The journey through the forest is devoid of wandering monsters. And only has three set encounters. There’s a small part where the party finds a ransacked hunting camp. There’s another where the party finds some pillars … but they only do something at midnight under a full moon. Uh … given the perk they provide and coolness of the effect I can’t imagine not using it. Basically the party members are given the choice of loosing a stat point in order to get an amulet that protects them from undead. I’m pretty sure that your stats should be going up & down regularly in a good game, so the choice isn’t as clear-cut (“No”) as it would normally be. The last encounter is with an evil NPC party that has been following the party. As written this is kind of lame. They just show up and attack, get their ass kicked, and retreat. It would be MUCH cooler if they had hired on to the boat, taken it over once the party left, and then did some hit & runs on the party before the main dungeon, or just waited till the party was out of the dungeon and hit them hard then. Both of those allow for a decent bit of role-play and some foreshadowing of the villains before the party fights them and that add SO much more to the encounters.

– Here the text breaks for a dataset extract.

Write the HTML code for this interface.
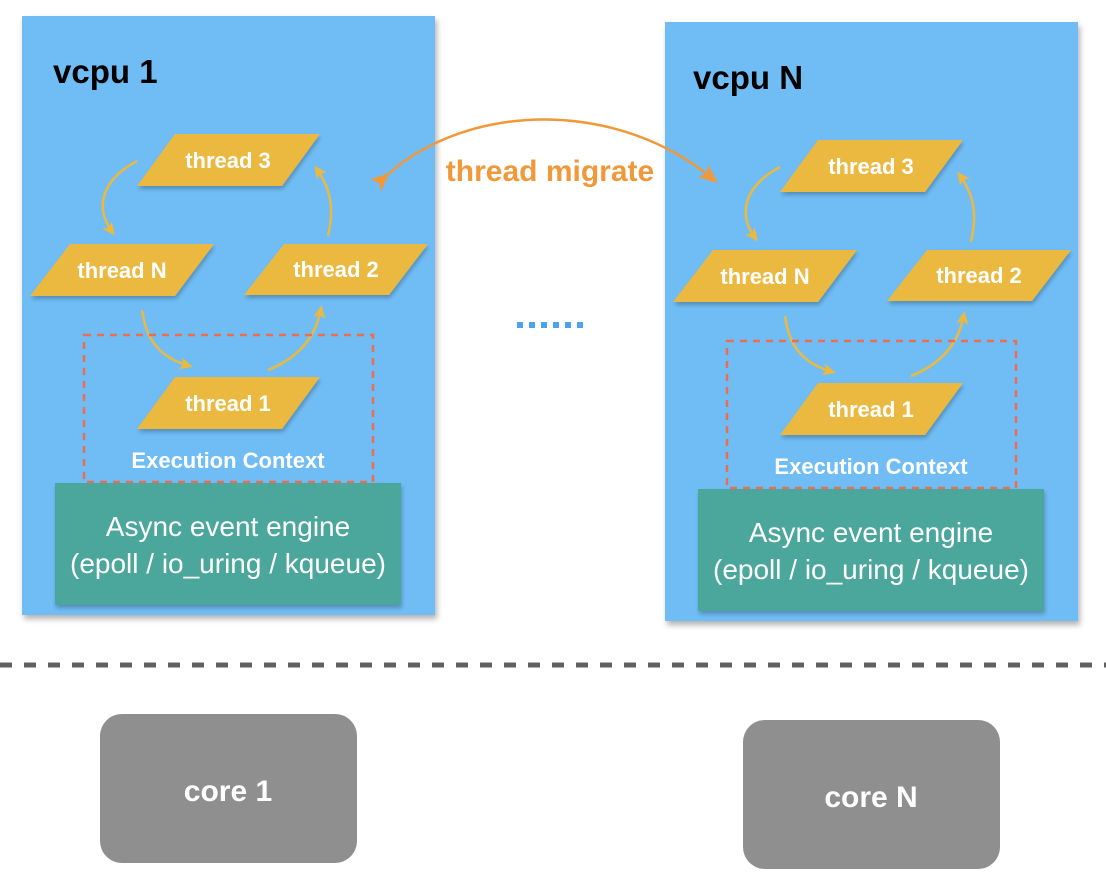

The main dungeon has 31 room, has no wandering monsters, and is full of undead. FULL of undead. Because they are special undead there is no turning allowed and there are about 90 of them in the complex. A very large number of them are likely to be encountered by the party and combats and noise in rooms will pull undead from most nearby locations. There’s not a whole lot going on inside other than monstrous/undead encounters. There’s a decent trap/obstacle at the beginning and a couple of lakes to maneuver around, but otherwise it’s just a monster hack. T1 did a great job of setting up a foreboding atmosphere but that is lost in this module by the sheer numbers of undead. Further, the undead are a little too mundane; there’s not really a sense of danger or decay in the surrounding environment. Many of them have footlockers! That’s not the type of undead I’m fond of. I want mine to be dark creatures of evil with very little logical behavior behind them … or perhaps set patterns behind them. This reduces them to just another creature to hack through in a dungeon that not very evocative. The last room has a nice description but it’s wasted by no follow-up. It he skulls and body parts had coalesced in to the creatures you fight, with a little horror/gore thrown in, then its impact would have been much greater.

The environment and setting in T1 meshed with the creatures to creature a nice little folk tale like feel with a horror element. That sort of vibe is almost completely lacking from this module.

This is available on Dragonsfoot, in a bundle with T1.